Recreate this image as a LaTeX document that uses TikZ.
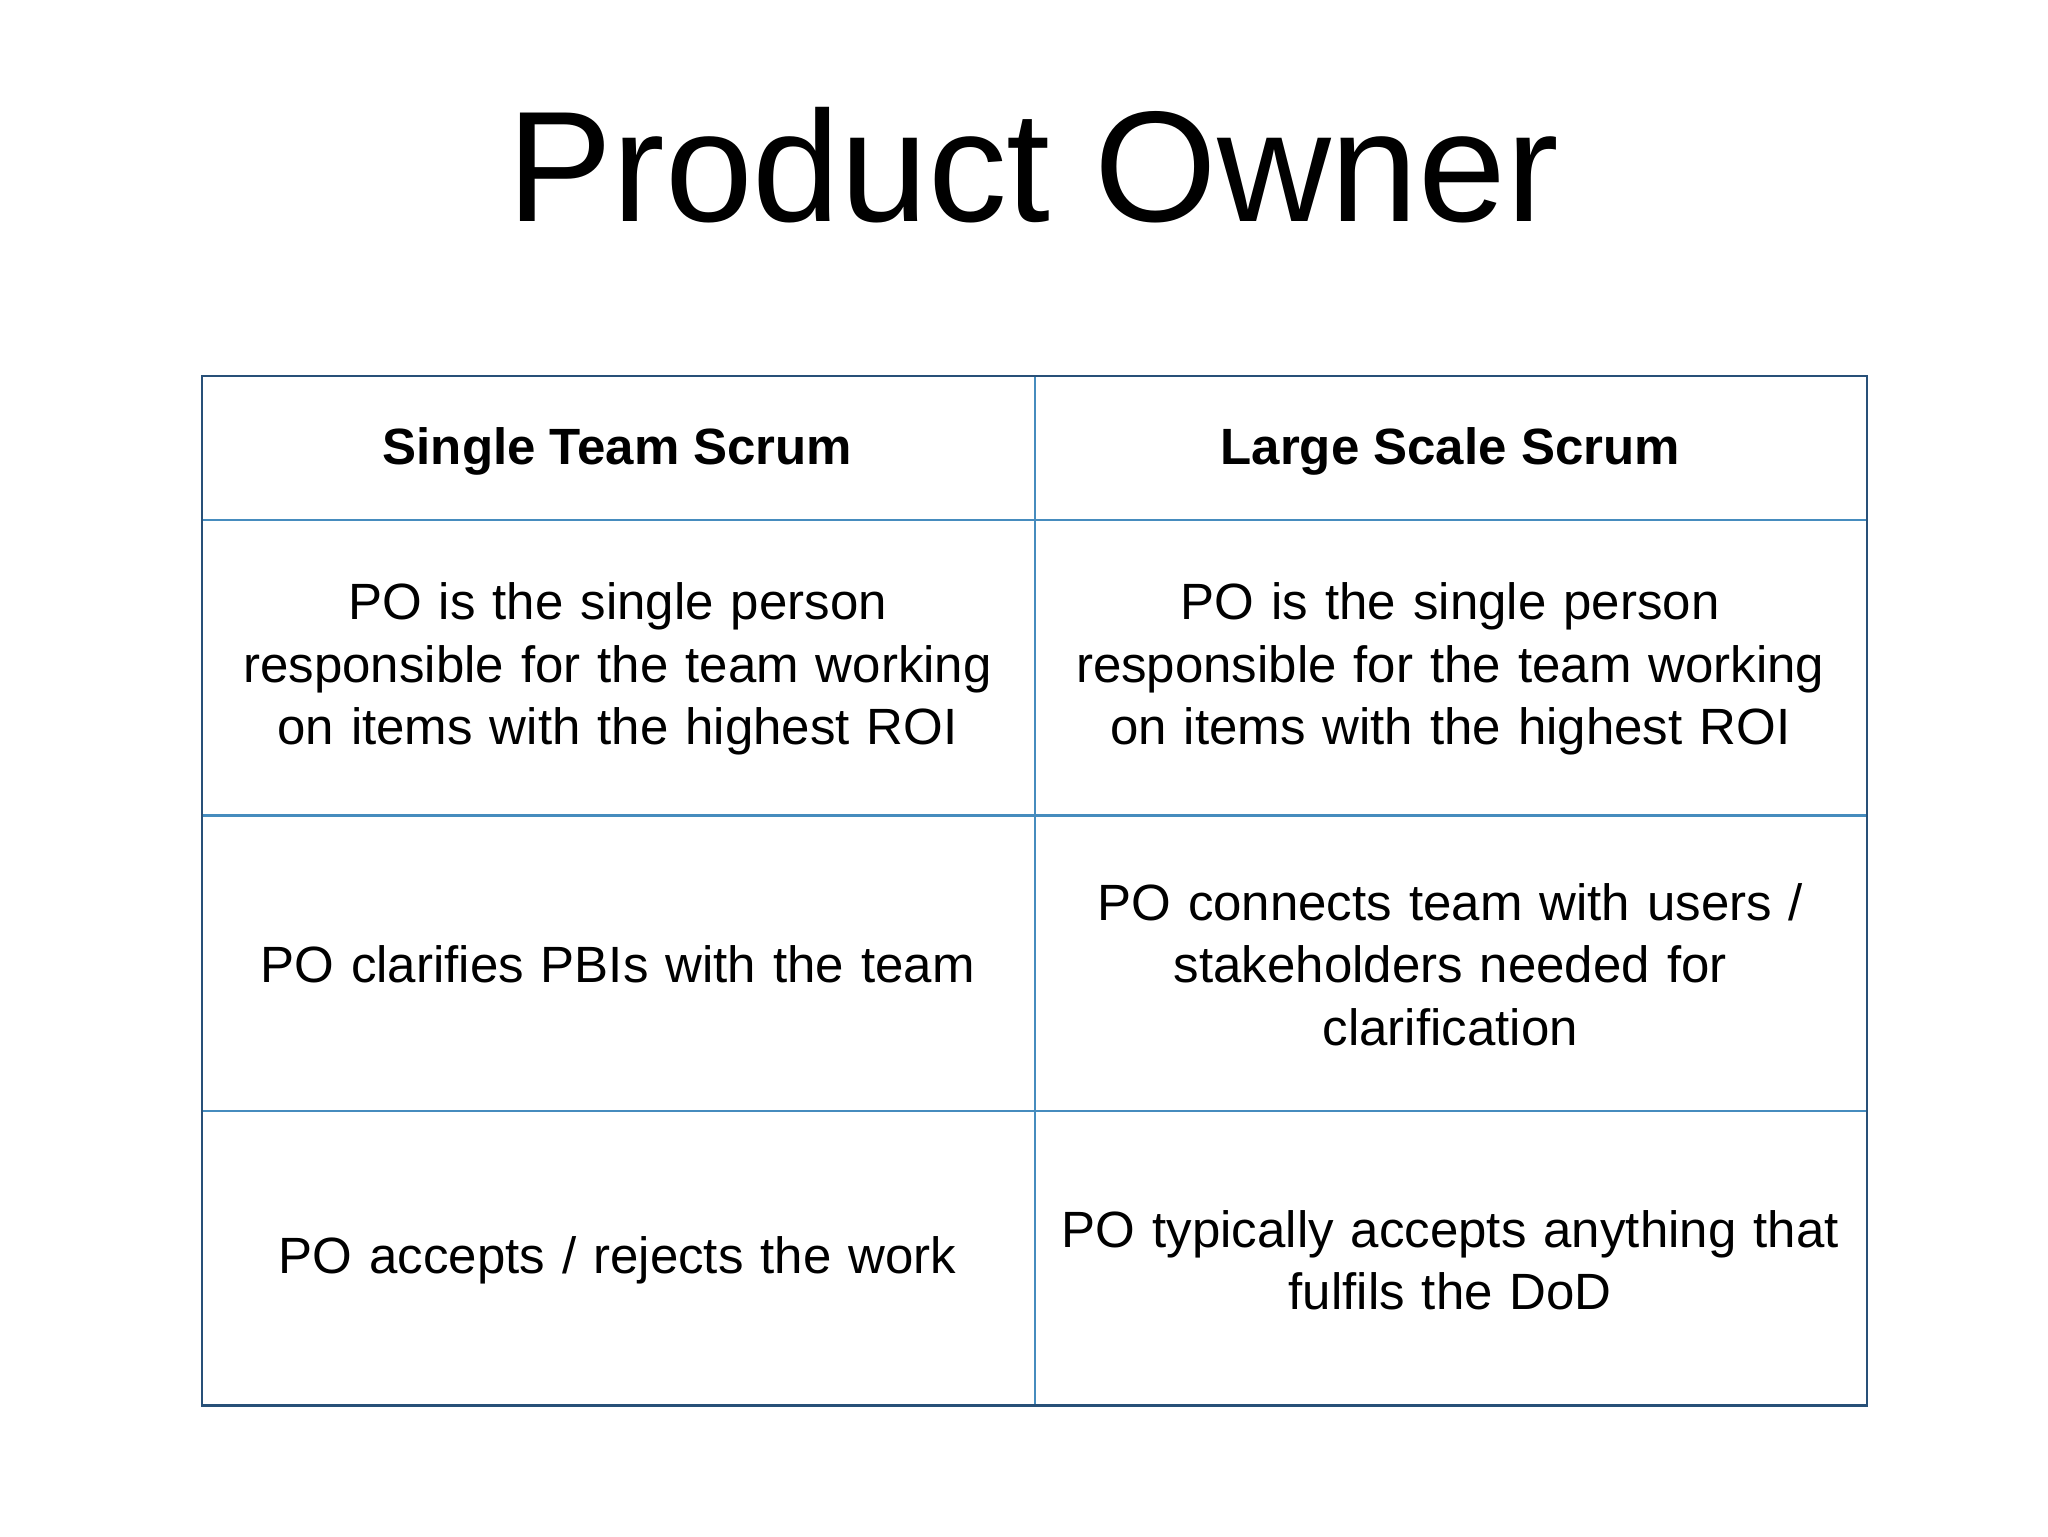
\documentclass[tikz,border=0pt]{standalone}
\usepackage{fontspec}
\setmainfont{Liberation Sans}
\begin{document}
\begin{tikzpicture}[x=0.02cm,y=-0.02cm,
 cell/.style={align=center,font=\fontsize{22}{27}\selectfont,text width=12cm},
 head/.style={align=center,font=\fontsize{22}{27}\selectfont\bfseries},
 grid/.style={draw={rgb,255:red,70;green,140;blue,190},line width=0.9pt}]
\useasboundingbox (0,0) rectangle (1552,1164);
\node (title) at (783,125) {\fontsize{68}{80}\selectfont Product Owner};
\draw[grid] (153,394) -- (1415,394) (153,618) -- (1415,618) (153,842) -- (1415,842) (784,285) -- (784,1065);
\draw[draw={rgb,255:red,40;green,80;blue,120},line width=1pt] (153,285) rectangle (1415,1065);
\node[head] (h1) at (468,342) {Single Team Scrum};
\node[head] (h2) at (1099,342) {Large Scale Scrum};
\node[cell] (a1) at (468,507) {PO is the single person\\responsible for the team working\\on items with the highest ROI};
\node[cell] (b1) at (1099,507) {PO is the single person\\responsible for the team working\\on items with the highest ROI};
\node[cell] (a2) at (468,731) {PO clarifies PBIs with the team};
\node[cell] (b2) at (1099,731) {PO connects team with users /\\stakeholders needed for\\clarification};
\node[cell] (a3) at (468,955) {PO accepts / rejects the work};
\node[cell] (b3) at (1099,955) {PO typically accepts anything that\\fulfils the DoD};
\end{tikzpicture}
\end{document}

--

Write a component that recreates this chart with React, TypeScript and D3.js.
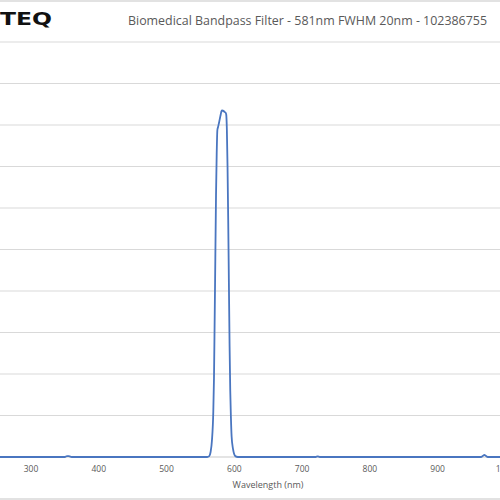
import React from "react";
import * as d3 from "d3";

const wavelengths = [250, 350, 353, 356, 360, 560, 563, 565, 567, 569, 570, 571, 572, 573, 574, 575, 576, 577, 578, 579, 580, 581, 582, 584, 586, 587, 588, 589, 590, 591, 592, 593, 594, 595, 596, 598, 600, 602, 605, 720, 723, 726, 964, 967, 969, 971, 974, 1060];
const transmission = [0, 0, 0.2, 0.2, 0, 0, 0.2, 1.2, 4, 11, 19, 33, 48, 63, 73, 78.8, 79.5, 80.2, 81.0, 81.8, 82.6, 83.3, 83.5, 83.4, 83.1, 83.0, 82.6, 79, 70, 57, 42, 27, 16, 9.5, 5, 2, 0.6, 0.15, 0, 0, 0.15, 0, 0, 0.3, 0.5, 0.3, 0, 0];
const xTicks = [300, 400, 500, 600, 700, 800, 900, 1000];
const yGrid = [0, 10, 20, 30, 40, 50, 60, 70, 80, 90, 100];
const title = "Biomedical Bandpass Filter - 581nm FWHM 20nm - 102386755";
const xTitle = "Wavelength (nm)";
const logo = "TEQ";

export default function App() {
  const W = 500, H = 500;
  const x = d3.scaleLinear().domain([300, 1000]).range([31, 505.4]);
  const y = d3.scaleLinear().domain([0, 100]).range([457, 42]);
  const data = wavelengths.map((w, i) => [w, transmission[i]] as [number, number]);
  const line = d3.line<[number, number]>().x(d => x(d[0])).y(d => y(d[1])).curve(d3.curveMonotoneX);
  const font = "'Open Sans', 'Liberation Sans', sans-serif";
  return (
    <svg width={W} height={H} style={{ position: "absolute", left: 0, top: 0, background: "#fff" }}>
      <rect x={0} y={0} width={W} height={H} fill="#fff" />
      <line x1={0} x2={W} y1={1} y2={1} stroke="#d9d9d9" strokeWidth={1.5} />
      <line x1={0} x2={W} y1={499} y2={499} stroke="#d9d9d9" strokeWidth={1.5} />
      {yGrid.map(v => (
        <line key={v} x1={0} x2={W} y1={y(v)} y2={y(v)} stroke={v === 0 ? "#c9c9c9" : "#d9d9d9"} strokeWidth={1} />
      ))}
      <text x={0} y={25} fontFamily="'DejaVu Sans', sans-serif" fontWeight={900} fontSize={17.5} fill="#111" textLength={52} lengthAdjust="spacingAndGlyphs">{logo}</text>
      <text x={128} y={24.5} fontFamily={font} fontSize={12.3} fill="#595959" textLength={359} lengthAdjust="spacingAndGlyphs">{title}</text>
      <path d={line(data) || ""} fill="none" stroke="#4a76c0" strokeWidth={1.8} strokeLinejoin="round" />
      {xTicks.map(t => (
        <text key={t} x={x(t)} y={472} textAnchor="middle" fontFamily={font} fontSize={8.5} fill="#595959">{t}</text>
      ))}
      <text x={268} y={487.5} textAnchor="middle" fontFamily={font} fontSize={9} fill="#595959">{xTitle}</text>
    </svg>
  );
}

...

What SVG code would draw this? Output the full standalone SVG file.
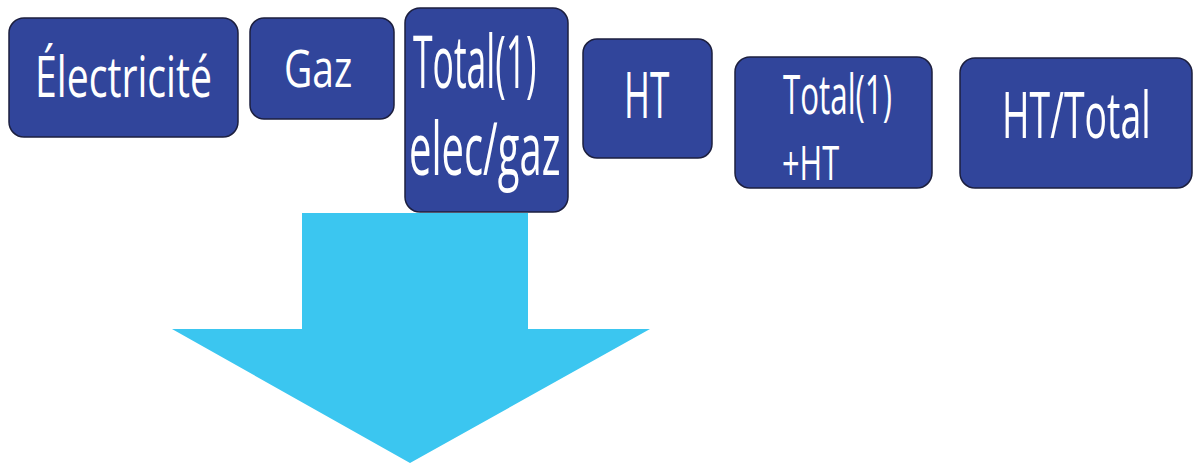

» **TASK DESCRIPTION**
Restate word for word the part that opens with the line containing "Write a component" and closes with the line containing "import * as", both ends included, and nothing else. Omit any images.

» **PROBLEM SOLUTION**
Write a component that recreates this chart with React, TypeScript and D3.js.
import React from "react";
import * as d3 from "d3";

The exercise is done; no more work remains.